Corporate Officer Liability
The court also considered the broader implications of corporate officer liability in relation to tortious conduct. It stated that a corporate officer could be personally liable for torts committed while acting on behalf of the corporation, particularly if such actions could be characterized as conversion or misappropriation of funds owed to a third party. The court recognized that Dunlap’s actions, such as the failure to remit insurance premiums owed to AMIG, could potentially amount to tortious conduct. By actively participating in the withholding of funds, Dunlap’s role could transform from that of a mere corporate officer to one who bears personal responsibility for the wrongful acts committed. The court thus identified another layer of potential liability for Dunlap, reinforcing the necessity for a jury to evaluate the evidence regarding his involvement and intent.

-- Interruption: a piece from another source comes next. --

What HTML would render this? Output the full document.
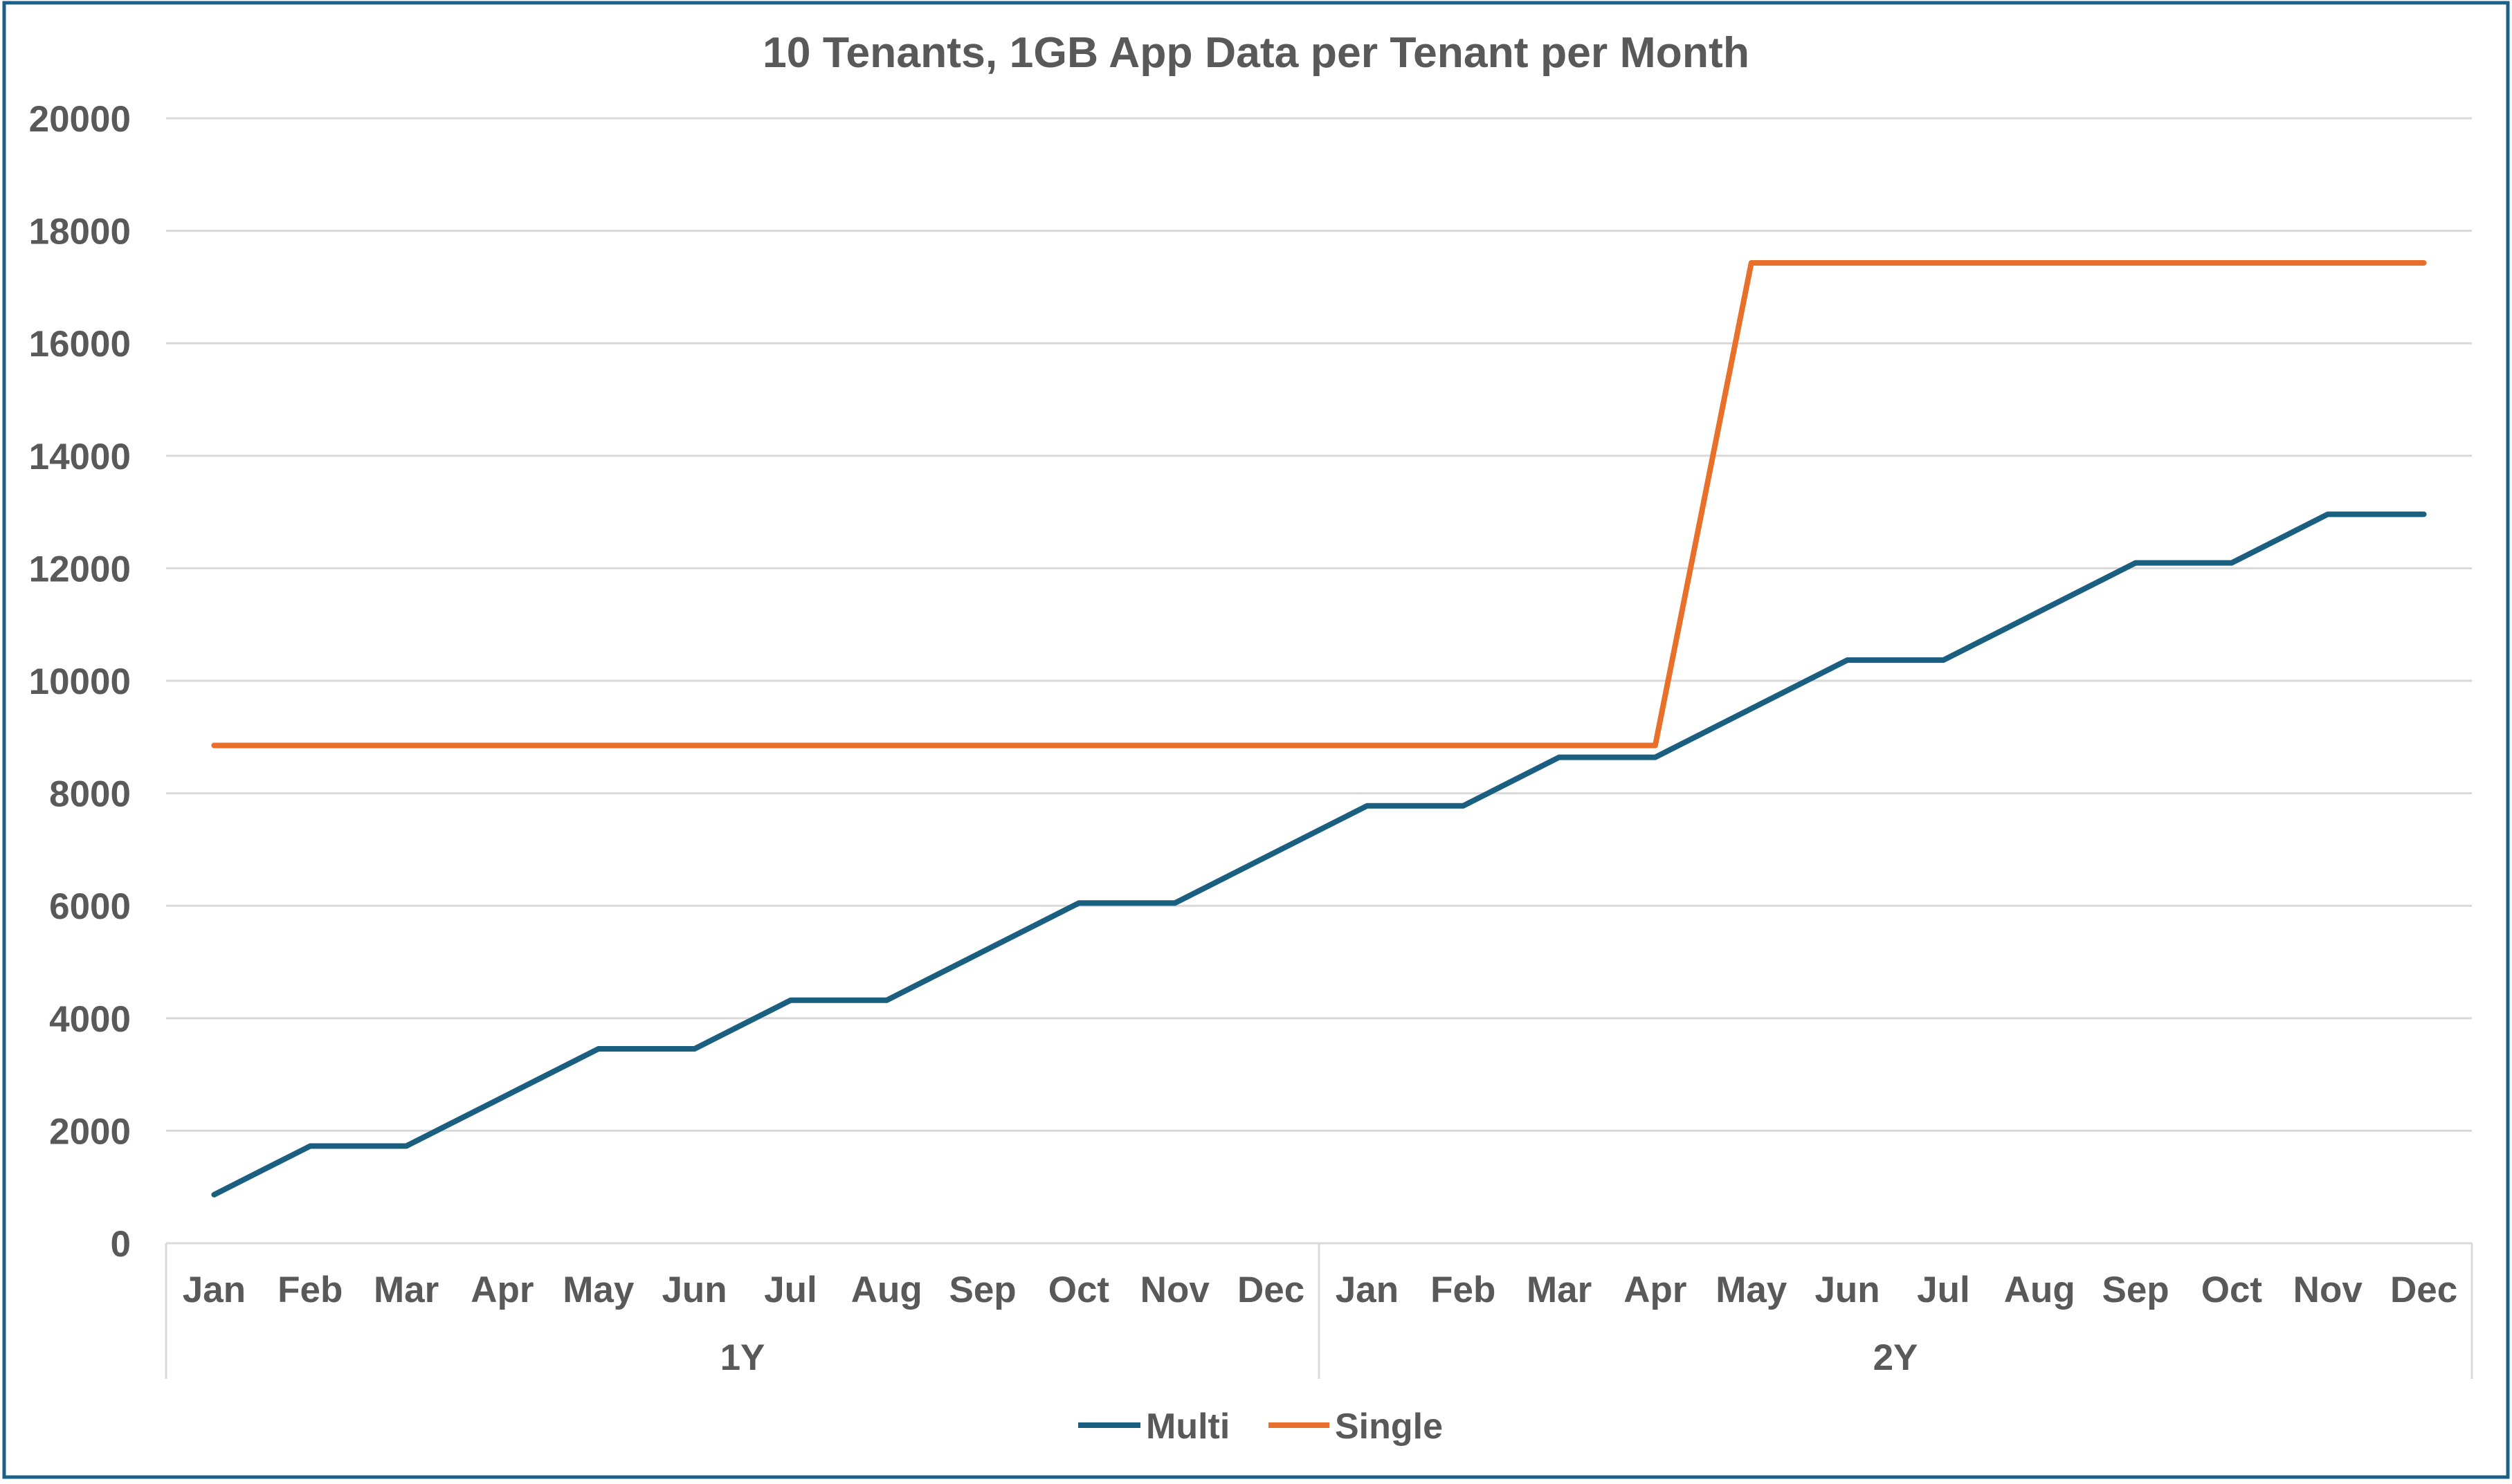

Standard for Summary Judgment
In examining the motions for summary judgment, the court applied the standard that requires viewing evidence in the light most favorable to the non-moving party, which in this case was AMIG. It noted that Dunlap had not provided substantial evidence to support his motion for summary judgment, as he relied heavily on the plaintiff's interrogatory responses that did not clearly absolve him of liability. The court pointed out that mere allegations or denials by Dunlap were insufficient to create a genuine issue of material fact that would warrant summary judgment in his favor. The court emphasized that the burden of proof lies with the party moving for summary judgment to demonstrate the absence of genuine material facts, which Dunlap failed to do. As a result, the court found that questions of material fact remained, thus precluding the granting of summary judgment for Dunlap.
Conclusion on Liability
Ultimately, the court concluded that the evidence presented warranted a finding of personal liability against Dunlap based on the personal guaranty he signed. It granted AMIG's cross motion for partial summary judgment, affirming that the language of the guaranty clearly manifested Dunlap's intent to bind himself personally, independent of his corporate role. The court determined that since no genuine issues of material fact existed regarding his liability under the guaranty, AMIG was entitled to recover the amounts owed. This ruling underscored the legal principle that corporate officers could not escape personal responsibility simply by asserting a corporate title when they had clearly committed to personal liability in contractual agreements. Thus, the court's decision reinforced the enforceability of personal guaranties in business transactions and the accountability of corporate officers for their actions and obligations.